Merkle Trees

A Merkle tree is a binary tree in which every leaf node represents a data block and every non-leaf node represents the hash of its child nodes. The root node of the tree represents the overall hash of all the data in the tree. It is named after Ralph Merkle, a computer scientist who proposed the concept in 1979.

Merkle trees are used in a variety of computer science applications, including in file systems, cryptocurrency systems, and networking protocols. In the context of cryptocurrencies like Bitcoin and Ethereum, Merkle trees are used to efficiently prove that a transaction or block is part of the blockchain. Each block header in the blockchain contains a Merkle root hash, which represents the hash of all the transactions in that block. By checking this hash against the root hash stored in the blockchain, nodes can verify that the transactions in a block have not been tampered with.


              Root Hash
        |                     |
    Hash 1                 Hash 2
        |                     |
  +-----+-----+         +-----+-----+
  |           |         |           |
Leaf 1     Leaf 2    Leaf 3     Leaf 4

In this example, the tree has four leaves (i.e., data elements) labeled "Leaf 1" through "Leaf 4". Each leaf is hashed to produce a hash value, which is then combined with the hash of its sibling (i.e., adjacent node at the same level) to produce a parent node. This process continues recursively up the tree until there is only one node left, called the root hash.

So in this case, the hash of Leaf 1 is combined with the hash of Leaf 2 to produce the parent node "Hash 1", and the hash of Leaf 3 is combined with the hash of Leaf 4 to produce the parent node "Hash 2". Finally, the hash of Hash 1 is combined with the hash of Hash 2 to produce the root hash.

By verifying that a leaf node's hash value is included in the Merkle tree's root hash, a user can ensure the authenticity of the corresponding data element without having to know the entire tree.

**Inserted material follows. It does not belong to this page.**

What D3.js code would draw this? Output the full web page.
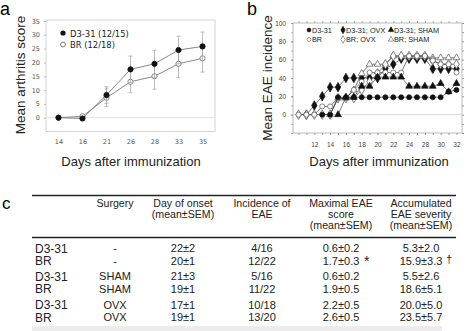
<!DOCTYPE html>
<html>
<head>
<meta charset="utf-8">
<script src="https://cdn.jsdelivr.net/npm/d3@7"></script>
<style>
  body { margin: 0; background: #fff; }
  svg { display: block; font-family: "Liberation Sans", Arial, sans-serif; }
</style>
</head>
<body>
<svg id="mainSvg" width="474" height="331"></svg>
<script>
// ---- panel a data ----
var daysA = ["14", "16", "21", "26", "28", "33", "35"];
var d331A = [0, -0.3, 8.2, 17.5, 19.5, 24.5, 25.8];
var d331AErr = [0, 0, 3, 4.8, 4.9, 5, 5.2];
var brA = [0, 0.5, 7.2, 13, 15, 19.5, 21.5];
var brAErr = [0, 0, 3.2, 4, 4.7, 5, 5];
var yTicksA = [0, 5, 10, 15, 20, 25, 30, 35];

// ---- panel b data ----
var daysB = ["10","11","12","13","14","15","16","17","18","19","20","21","22","23","24","25","28","29","30","31","32"];
var xTicksB = ["12","14","16","18","20","22","24","28","30","32"];
var yTicksB = [0, 20, 40, 60, 80, 100];
var bD331     = [null,null,null,0,0,19,19,19,19,19,19,19,19,19,19,19,19,19,19,25,27];
var bD331Ovx  = [null,0,10,20,30,30,40,40,40,40,40,50,55,61,61,61,61,50,50,50,50];
var bD331Sham = [null,null,null,null,null,0,19,19,31,31,41,41,41,41,31,31,31,31,34,25,34];
var bBR       = [0,0,0,9,9,18,18,27,36,46,46,46,46,46,64,64,64,59,55,55,46];
var bBROvx    = [0,0,0,0,0,18,18,18,27,36,45,55,64,64,64,64,64,59,55,55,55];
var bBRSham   = [null,null,null,null,0,18,18,27,45,55,55,55,64,64,64,64,64,62,62,62,62];

// ---- panel c data ----
var rowGroups = ["D3-31", "BR", "D3-31", "BR", "D3-31", "BR"];
var rowSurgery = ["-", "-", "SHAM", "SHAM", "OVX", "OVX"];
var rowOnset = ["22±2", "20±1", "21±3", "19±1", "17±1", "19±1"];
var rowIncidence = ["4/16", "12/22", "5/16", "11/22", "10/18", "13/20"];
var rowMaxScore = ["0.6±0.2", "1.7±0.3", "0.6±0.2", "1.9±0.5", "2.2±0.5", "2.6±0.5"];
var rowAccum = ["5.3±2.0", "15.9±3.3", "5.5±2.6", "18.6±5.1", "20.0±5.0", "23.5±5.7"];
var headers = [["Surgery"], ["Day of onset", "(mean±SEM)"], ["Incidence of", "EAE"],
               ["Maximal EAE", "score", "(mean±SEM)"], ["Accumulated", "EAE severity", "(mean±SEM)"]];

var svg = d3.select("#mainSvg");

// panel letters
svg.append("text").attr("x", 0).attr("y", 15).style("font-size", "18px").text("a");
svg.append("text").attr("x", 247).attr("y", 15).style("font-size", "18px").text("b");
svg.append("text").attr("x", 2).attr("y", 209).style("font-size", "17px").text("c");

// ================= panel a =================
var aL = 46, aR = 215, aT = 20, aB = 131.5;
var xA = d3.scalePoint().domain(daysA).range([aL, aR]).padding(0.52);
var yA = d3.scaleLinear().domain([-5, 35]).range([aB, aT + 1]);
var gA = svg.append("g");

gA.append("rect").attr("x", aL).attr("y", aT).attr("width", aR - aL).attr("height", aB - aT)
  .attr("fill", "none").attr("stroke", "#d4d4d4").attr("stroke-width", 1);
gA.append("line").attr("x1", aL).attr("x2", aR).attr("y1", yA(0)).attr("y2", yA(0))
  .attr("stroke", "#e2e2e2");

var yAxisA = gA.append("g").attr("transform", "translate(" + aL + ",0)")
  .call(d3.axisLeft(yA).tickValues(yTicksA).tickSize(2).tickPadding(4));
yAxisA.select(".domain").remove();
yAxisA.selectAll("line").attr("stroke", "#bbb");
yAxisA.selectAll("text").attr("fill", "#555").style("font-size", "6.5px").style("font-family", "DejaVu Sans");

var xAxisA = gA.append("g").attr("transform", "translate(0," + aB + ")")
  .call(d3.axisBottom(xA).tickSize(0).tickPadding(8));
xAxisA.select(".domain").remove();
xAxisA.selectAll("text").attr("fill", "#555").style("font-size", "6.5px").style("font-family", "DejaVu Sans");

gA.append("text").attr("x", 131).attr("y", 166).attr("text-anchor", "middle")
  .style("font-size", "13px").attr("fill", "#222").text("Days after immunization");
gA.append("text").attr("transform", "translate(25,75) rotate(-90)").attr("text-anchor", "middle")
  .style("font-size", "13.5px").attr("fill", "#222").text("Mean arthritis score");

function drawSeriesA(vals, errs, filled) {
  var pts = vals.map(function(v, i) { return { d: daysA[i], v: v, e: errs[i] }; });
  gA.append("g").selectAll("line").data(pts.filter(function(p) { return p.e > 0; })).enter()
    .append("path")
    .attr("d", function(p) {
      var x = xA(p.d), y1 = yA(p.v + p.e), y2 = yA(p.v - p.e);
      return "M" + x + "," + y1 + "V" + y2 + "M" + (x - 2) + "," + y1 + "H" + (x + 2) + "M" + (x - 2) + "," + y2 + "H" + (x + 2);
    })
    .attr("stroke", "#aaa").attr("stroke-width", 0.8).attr("fill", "none");
  gA.append("path").datum(pts)
    .attr("d", d3.line().x(function(p) { return xA(p.d); }).y(function(p) { return yA(p.v); }))
    .attr("fill", "none").attr("stroke", "#888").attr("stroke-width", 1);
  gA.append("g").selectAll("circle").data(pts).enter().append("circle")
    .attr("cx", function(p) { return xA(p.d); }).attr("cy", function(p) { return yA(p.v); })
    .attr("r", 2.6)
    .attr("fill", filled ? "#111" : "#fff").attr("stroke", filled ? "#111" : "#777").attr("stroke-width", 0.9);
}
drawSeriesA(brA, brAErr, false);
drawSeriesA(d331A, d331AErr, true);

// legend a
gA.append("circle").attr("cx", 63).attr("cy", 33).attr("r", 2.6).attr("fill", "#111");
gA.append("text").attr("x", 70).attr("y", 36.5).style("font-size", "8.4px").style("font-family", "DejaVu Sans")
  .attr("fill", "#222").text("D3-31 (12/15)");
gA.append("circle").attr("cx", 63).attr("cy", 44.5).attr("r", 2.4).attr("fill", "#fff").attr("stroke", "#666").attr("stroke-width", 0.9);
gA.append("text").attr("x", 70).attr("y", 48).style("font-size", "8.4px").style("font-family", "DejaVu Sans")
  .attr("fill", "#222").text("BR (12/18)");

// ================= panel b =================
var bL = 293, bR = 462, bT = 23, bB = 133;
var xB = d3.scalePoint().domain(daysB).range([bL, bR]).padding(0.7);
var yB = d3.scaleLinear().domain([-20, 100]).range([bB, bT]);
var gB = svg.append("g");

gB.append("rect").attr("x", bL).attr("y", bT).attr("width", bR - bL).attr("height", bB - bT)
  .attr("fill", "none").attr("stroke", "#bbb").attr("stroke-width", 1);
gB.append("line").attr("x1", bL).attr("x2", bR).attr("y1", yB(0)).attr("y2", yB(0))
  .attr("stroke", "#ddd");

var yAxisB = gB.append("g").attr("transform", "translate(" + bL + ",0)")
  .call(d3.axisLeft(yB).tickValues(yTicksB).tickSize(2).tickPadding(5));
yAxisB.select(".domain").remove();
yAxisB.selectAll("line").attr("stroke", "#999");
yAxisB.selectAll("text").attr("fill", "#444").style("font-size", "6.5px");
var yAxisB2 = gB.append("g").attr("transform", "translate(" + bR + ",0)")
  .call(d3.axisRight(yB).ticks(12).tickSize(2).tickFormat(""));
yAxisB2.select(".domain").remove();
yAxisB2.selectAll("line").attr("stroke", "#999");
var yAxisB3 = gB.append("g").attr("transform", "translate(" + bL + ",0)")
  .call(d3.axisLeft(yB).ticks(12).tickSize(1.5).tickFormat(""));
yAxisB3.select(".domain").remove();
yAxisB3.selectAll("line").attr("stroke", "#999");

var xAxisB = gB.append("g").attr("transform", "translate(0," + bB + ")")
  .call(d3.axisBottom(xB).tickSize(2).tickPadding(7)
    .tickFormat(function(d) { return xTicksB.indexOf(d) >= 0 ? d : ""; }));
xAxisB.select(".domain").remove();
xAxisB.selectAll("line").attr("stroke", "#999");
xAxisB.selectAll("text").attr("fill", "#444").style("font-size", "6.5px");
var xAxisBTop = gB.append("g").attr("transform", "translate(0," + bT + ")")
  .call(d3.axisTop(xB).tickSize(2).tickFormat(""));
xAxisBTop.select(".domain").remove();
xAxisBTop.selectAll("line").attr("stroke", "#aaa");

gB.append("text").attr("x", 379).attr("y", 166).attr("text-anchor", "middle")
  .style("font-size", "13px").attr("fill", "#222").text("Days after immunization");
gB.append("text").attr("transform", "translate(272,78) rotate(-90)").attr("text-anchor", "middle")
  .style("font-size", "13.5px").attr("fill", "#222").text("Mean EAE incidence");

var seriesB = [
  { name: "D3-31; OVX", vals: bD331Ovx, sym: d3.symbolDiamond, size: 26, filled: true },
  { name: "BR; SHAM", vals: bBRSham, sym: d3.symbolTriangle, size: 20, filled: false },
  { name: "BR; OVX", vals: bBROvx, sym: d3.symbolDiamond, size: 26, filled: false },
  { name: "BR", vals: bBR, sym: d3.symbolCircle, size: 20, filled: false },
  { name: "D3-31; SHAM", vals: bD331Sham, sym: d3.symbolTriangle, size: 20, filled: true },
  { name: "D3-31", vals: bD331, sym: d3.symbolCircle, size: 20, filled: true }
];

var lineB = d3.line()
  .defined(function(p) { return p.v !== null; })
  .x(function(p) { return xB(p.d); }).y(function(p) { return yB(p.v); });

seriesB.forEach(function(s) {
  var pts = s.vals.map(function(v, i) { return { d: daysB[i], v: v }; });
  gB.append("path").datum(pts).attr("d", lineB)
    .attr("fill", "none").attr("stroke", "#444").attr("stroke-width", 0.7);
  gB.append("g").selectAll("path").data(pts.filter(function(p) { return p.v !== null; })).enter()
    .append("path")
    .attr("transform", function(p) { return "translate(" + xB(p.d) + "," + yB(p.v) + ")"; })
    .attr("d", d3.symbol().type(s.sym).size(s.size))
    .attr("fill", s.filled ? "#111" : "#fff").attr("stroke", s.filled ? "#111" : "#555").attr("stroke-width", 0.7);
});

// legend b
var legB = [
  { name: "D3-31", sym: d3.symbolCircle, size: 12, filled: true, x: 309, y: 30 },
  { name: "D3-31; OVX", sym: d3.symbolDiamond, size: 16, filled: true, x: 343, y: 30 },
  { name: "D3-31; SHAM", sym: d3.symbolTriangle, size: 13, filled: true, x: 391, y: 30 },
  { name: "BR", sym: d3.symbolCircle, size: 12, filled: false, x: 309, y: 39.5 },
  { name: "BR; OVX", sym: d3.symbolDiamond, size: 16, filled: false, x: 343, y: 39.5 },
  { name: "BR; SHAM", sym: d3.symbolTriangle, size: 13, filled: false, x: 391, y: 39.5 }
];
legB.forEach(function(l) {
  gB.append("path").attr("transform", "translate(" + l.x + "," + l.y + ")")
    .attr("d", d3.symbol().type(l.sym).size(l.size))
    .attr("fill", l.filled ? "#111" : "#fff").attr("stroke", l.filled ? "#111" : "#555").attr("stroke-width", 0.6);
  gB.append("text").attr("x", l.x + 3).attr("y", l.y + 2.7).style("font-size", "7.3px")
    .attr("fill", "#222").text(l.name);
});

// ================= panel c (table) =================
var gC = svg.append("g").attr("fill", "#222");
var colX = [35, 115, 183, 262, 341, 421];
var rowY = [252, 264.5, 280, 292.5, 308.5, 321];

gC.append("line").attr("x1", 32).attr("x2", 456).attr("y1", 195.5).attr("y2", 195.5)
  .attr("stroke", "#222").attr("stroke-width", 1.3);
gC.append("line").attr("x1", 32).attr("x2", 456).attr("y1", 237.5).attr("y2", 237.5)
  .attr("stroke", "#222").attr("stroke-width", 1.3);
gC.append("rect").attr("x", 32).attr("y", 326).attr("width", 410).attr("height", 5).attr("fill", "#ececec");

headers.forEach(function(h, i) {
  h.forEach(function(line, j) {
    gC.append("text").attr("x", colX[i + 1]).attr("y", 207 + j * 11.2)
      .attr("text-anchor", "middle").style("font-size", "10.6px").text(line);
  });
});

var cols = [rowSurgery, rowOnset, rowIncidence, rowMaxScore, rowAccum];
rowGroups.forEach(function(g, r) {
  gC.append("text").attr("x", colX[0]).attr("y", rowY[r] + 0.5).style("font-size", "12px").text(g);
  cols.forEach(function(col, c) {
    gC.append("text").attr("x", colX[c + 1]).attr("y", rowY[r])
      .attr("text-anchor", "middle").style("font-size", "11px").text(col[r]);
  });
});
// significance marks
gC.append("text").attr("x", 364).attr("y", rowY[1] + 1).style("font-size", "14px").text("*");
gC.append("text").attr("x", 446).attr("y", rowY[1] - 2).style("font-size", "11px").text("†");
</script>
</body>
</html>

Characteristics of a Merkle tree

  1. Security: A Merkle tree provides a high level of security by ensuring the integrity of data. Any modification to a single data element in the tree will result in a change in the hash of its parent node and subsequently all the way up to the root node.

  2. Efficiency: Merkle trees are efficient and enable efficient verification of data integrity. They do not require the entire dataset to be available to verify the integrity of specific data. Instead, a branch of the tree can be verified by checking only the nodes along the path from the leaf to the root node.

  3. Scalability: Merkle trees are scalable and can handle large amounts of data. The number of leaf nodes in the tree determines the size of the tree. In practice, Merkle trees can handle millions or even billions of leaf nodes.

  4. Flexibility: Merkle trees are flexible and can be used in various applications, including data storage, peer-to-peer networks, and blockchain.

  5. Determinism: Merkle trees are deterministic, meaning that they always produce the same root hash for the same set of data, enabling easy verification of data consistency.

Merkle Tree vs Patricia Merkle Tree

Both Merkle trees and Patricia trees are data structures used for efficient storage and retrieval of data, but they differ in their internal structures and the types of data they are optimized for.

A Merkle tree is a binary tree structure where each leaf node contains the hash of a data block, and each non-leaf node contains the hash of the concatenation of its two child nodes. The root of the tree represents the hash of the entire dataset, and any change to the data will require updating the hashes of all affected nodes up to the root. Merkle trees are typically used to verify the integrity of large datasets, as only the root hash needs to be checked to ensure that the entire dataset has not been tampered with.

A Patricia tree, also known as a radix tree or trie, is a tree data structure where each node represents a string of characters, and the edges represent characters that lead to the next node. Unlike a Merkle tree, Patricia trees can store arbitrary data, not just hashes. The Patricia tree is optimized for key-value storage and retrieval, and is often used in databases and file systems.

The Ethereum state tree is implemented as a variant of the Patricia tree called the Modified Merkle Patricia Tree (MMPT), which combines the benefits of both Merkle and Patricia trees. MMPT is used to store the account state, contract storage, and transaction trie of the Ethereum network.